Pourquoi cet amour et cette fascination pour les ombres ?
C’est sûr, j’adore les ombres. J’aime les photographier, jouer avec ma propre ombre, avec celle des autres. Je ne sais pas vraiment d’où est né cet amour, mais dans un sens plus personnel et philosophique, cela a peut-être à voir avec mon côté obscur, avec ce qui est caché et qui fait également partie de moi-même. Le concept de l’ombre qui nous suit et ne nous quitte jamais a à voir avec l’acceptation de cette partie de nous qui nous est un peu inconnue.

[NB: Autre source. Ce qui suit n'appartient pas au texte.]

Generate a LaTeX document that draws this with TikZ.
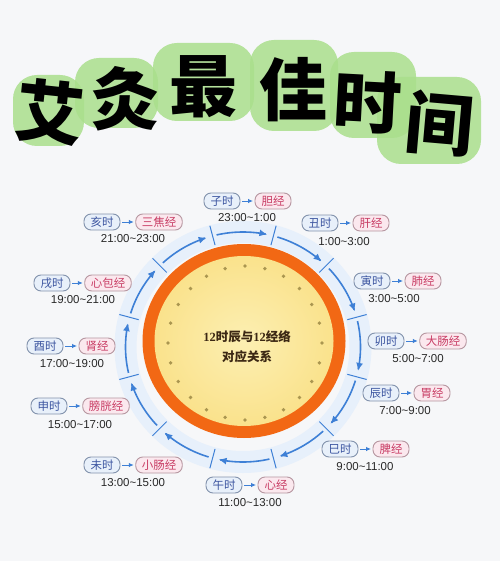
\documentclass[tikz,border=0pt]{standalone}
\usepackage{fontspec}
\setmainfont{Liberation Sans}
\newfontfamily\cjk{Noto Sans CJK SC}
\newfontfamily\lserif{Liberation Serif}
\usetikzlibrary{arrows.meta}
\definecolor{bg}{RGB}{246,247,249}
\definecolor{titlegreen}{RGB}{170,223,140}
\definecolor{shiedge}{RGB}{130,146,172}
\definecolor{shifill}{RGB}{232,240,250}
\definecolor{shitext}{RGB}{60,85,160}
\definecolor{jingedge}{RGB}{182,150,160}
\definecolor{jingfill}{RGB}{251,232,238}
\definecolor{jingtext}{RGB}{200,60,100}
\definecolor{arrowblue}{RGB}{62,128,214}
\definecolor{glowblue}{RGB}{231,240,251}
\definecolor{ringorange}{RGB}{242,104,20}
\definecolor{yellowin}{RGB}{252,239,178}
\definecolor{yellowout}{RGB}{250,226,140}
\definecolor{dotc}{RGB}{170,150,80}
\definecolor{timetext}{RGB}{40,40,40}
\definecolor{centertext}{RGB}{60,40,20}
\tikzset{
  shibox/.style={draw=shiedge, fill=shifill, text=shitext, rounded corners=7pt,
    line width=0.9pt, minimum width=36pt, minimum height=16pt, inner xsep=6pt, inner ysep=1pt,
    font=\cjk\fontsize{11.5}{12}\selectfont},
  jingbox/.style={draw=jingedge, fill=jingfill, text=jingtext, rounded corners=7pt,
    line width=0.9pt, minimum width=36pt, minimum height=16pt, inner xsep=6pt, inner ysep=1pt,
    font=\cjk\fontsize{11.5}{12}\selectfont},
  timelabel/.style={text=timetext, inner sep=0pt, font=\fontsize{11.5}{12}\selectfont},
  smallarr/.style={draw=arrowblue, line width=1pt, -{Latex[length=5pt,width=4.5pt]},
    shorten >=1.5pt, shorten <=2pt},
  arcline/.style={draw=arrowblue, line width=1.6pt, -{Latex[length=8pt,width=7pt]}},
  tickline/.style={draw=arrowblue, line width=1pt},
  blob/.style={fill=titlegreen, opacity=0.85, rounded corners=24pt},
  titlechar/.style={inner sep=0pt, font=\cjk\bfseries\fontsize{68}{68}\selectfont, text=black},
  centerlabel/.style={inner sep=0pt, text=centertext}
}
\begin{document}
\begin{tikzpicture}[x=1pt,y=-1pt]
\fill[bg] (0,0) rectangle (500,561);
\useasboundingbox (0,0) rectangle (500,561);

% title blobs
\fill[blob] (13,75) rectangle (84,146);
\fill[blob] (75,58) rectangle (158,128);
\fill[blob] (153,43) rectangle (254,121);
\fill[blob] (250,40) rectangle (338,131);
\fill[blob] (330,52) rectangle (416,138);
\fill[blob] (377,77) rectangle (481,164);

% title characters
\node[titlechar, rotate=-6] (t1) at (50,112) {艾};
\node[titlechar] (t2) at (125,99) {灸};
\node[titlechar] (t3) at (203,87) {最};
\node[titlechar] (t4) at (293,90) {佳};
\node[titlechar, rotate=-3] (t5) at (368,102) {时};
\node[titlechar, rotate=-5] (t6) at (440,124) {间};

% glow band
\draw[glowblue, line width=22pt] (243,347) ellipse [x radius=117.5pt, y radius=115pt];

% orange ring and yellow disc
\fill[ringorange] (244,341) ellipse [x radius=101.5pt, y radius=97pt];
\shade[inner color=yellowin, outer color=yellowout] (244,341) ellipse [x radius=89.5pt, y radius=85pt];
\foreach \a in {0,15,...,345}
  \fill[dotc] ({245+77*cos(\a)},{343-77*sin(\a)}) circle [radius=1.9pt];

% center text
\node[centerlabel] (c1) at (247,337) {\fontsize{12.5}{13}\selectfont\lserif\bfseries 12\cjk\bfseries 时辰与\lserif 12\cjk\bfseries 经络};
\node[centerlabel] (c2) at (247,357) {\cjk\bfseries\fontsize{12.5}{13}\selectfont 对应关系};

% arcs
\foreach \k in {0,...,11}{
  \pgfmathsetmacro\sa{103-30*\k}
  \pgfmathsetmacro\ea{78-30*\k}
  \draw[arcline] plot[domain=0:1, samples=25, smooth]
    ({243+117.5*cos(\sa+(\ea-\sa)*\x)},{347-115*sin(\sa+(\ea-\sa)*\x)});
}
% ticks
\foreach \a in {105,75,...,-225}
  \draw[tickline] ({243+108*cos(\a)},{347-105.5*sin(\a)}) -- ({243+128*cos(\a)},{347-125.5*sin(\a)});

% labels
\node[shibox] (s0) at (222,201) {子时};
\node[jingbox] (j0) at (273,201) {胆经};
\node[timelabel] (h0) at (247,218) {23:00\char`~1:00};

\node[shibox] (s1) at (320,223) {丑时};
\node[jingbox] (j1) at (371,223) {肝经};
\node[timelabel] (h1) at (344,242) {1:00\char`~3:00};

\node[shibox] (s2) at (372,281) {寅时};
\node[jingbox] (j2) at (423,281) {肺经};
\node[timelabel] (h2) at (394,299) {3:00\char`~5:00};

\node[shibox] (s3) at (386,341) {卯时};
\node[jingbox] (j3) at (443,341) {大肠经};
\node[timelabel] (h3) at (418,359) {5:00\char`~7:00};

\node[shibox] (s4) at (381,393) {辰时};
\node[jingbox] (j4) at (432,393) {胃经};
\node[timelabel] (h4) at (405,411) {7:00\char`~9:00};

\node[shibox] (s5) at (340,449) {巳时};
\node[jingbox] (j5) at (391,449) {脾经};
\node[timelabel] (h5) at (365,467) {9:00\char`~11:00};

\node[shibox] (s6) at (224,485) {午时};
\node[jingbox] (j6) at (276,485) {心经};
\node[timelabel] (h6) at (250,503) {11:00\char`~13:00};

\node[shibox] (s7) at (102,465) {未时};
\node[jingbox] (j7) at (159,465) {小肠经};
\node[timelabel] (h7) at (133,483) {13:00\char`~15:00};

\node[shibox] (s8) at (49,406) {申时};
\node[jingbox] (j8) at (106,406) {膀胱经};
\node[timelabel] (h8) at (80,425) {15:00\char`~17:00};

\node[shibox] (s9) at (45,346) {酉时};
\node[jingbox] (j9) at (97,346) {肾经};
\node[timelabel] (h9) at (72,364) {17:00\char`~19:00};

\node[shibox] (s10) at (52,283) {戌时};
\node[jingbox] (j10) at (108,283) {心包经};
\node[timelabel] (h10) at (83,300) {19:00\char`~21:00};

\node[shibox] (s11) at (102,222) {亥时};
\node[jingbox] (j11) at (159,222) {三焦经};
\node[timelabel] (h11) at (133,239) {21:00\char`~23:00};

\foreach \i in {0,...,11}
  \draw[smallarr] (s\i) -- (j\i);
\end{tikzpicture}
\end{document}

J’ai également toujours aimé la relation entre la lumière et les ténèbres et l’équilibre entre les deux (je sais qu’à ce stade, cela ressemble à un synopsis de Star Wars) et comment ils ont besoin l’un de l’autre pour vivre en harmonie. Voilà, j’ai toujours aimé les ombres et les reflets dans les miroirs. C’est à la fois nous et pas vraiment nous.
Ton moment préféré pour faire des images ?

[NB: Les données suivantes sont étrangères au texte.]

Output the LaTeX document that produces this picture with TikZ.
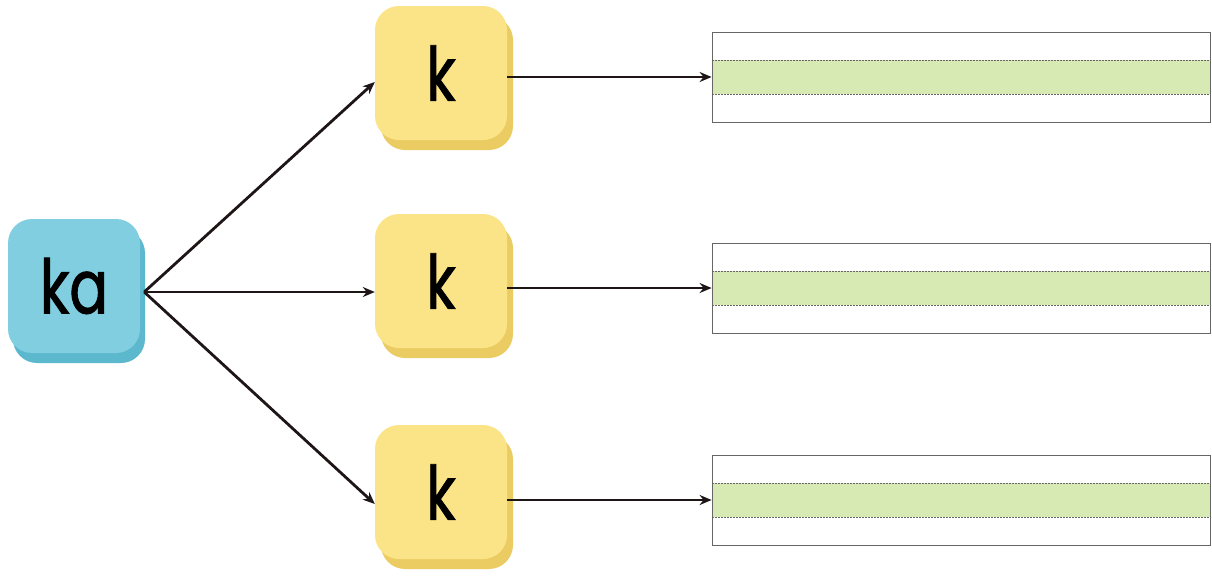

L’après-midi, quand le soleil envahit tout mon appartement. Mais aussi la nuit, avec ses ténèbres et la possibilité qu’elle offre de mélanger des lumières colorées.
Tu es souvent le propre sujet de tes photographies, à la manière d’une actrice. Tu es à l’aise avec ton corps ET TON IMAGE ?

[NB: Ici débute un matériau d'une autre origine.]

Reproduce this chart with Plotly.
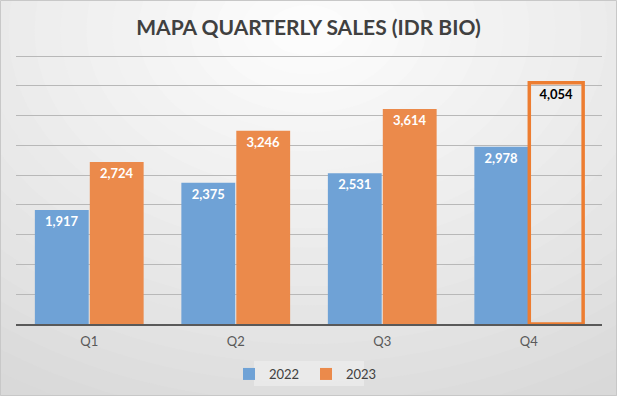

J’aime vraiment me représenter, cela me permet de faire vivre avec plus de précision et de fidélité une idée que j’ai et que je ne saurais pas comment exprimer à quelqu’un d’autre. J’essaie tous les jours d’être la protagoniste du film de ma propre vie. J’ai fait beaucoup de théâtre, cela m’aide à me sentir à l’aise devant une caméra. Je pense qu’aujourd’hui, je peux en effet dire que je suis très sûre de moi. C’est le travail d’une vie et il y a toujours des jours où je m’aime plus que d’autres. En tant que femme, on doit se battre chaque jour avec de nombreuses injonctions patriarcales qui nous empêchent de nous aimer et de nous accepter telles que nous sommes. Mais beaucoup de choses changent dans le monde, dans l’art, dans les médias et cela me fait plaisir de voir tant de femmes si autonomes et fières d’elles-mêmes. Il y a encore beaucoup à conquérir.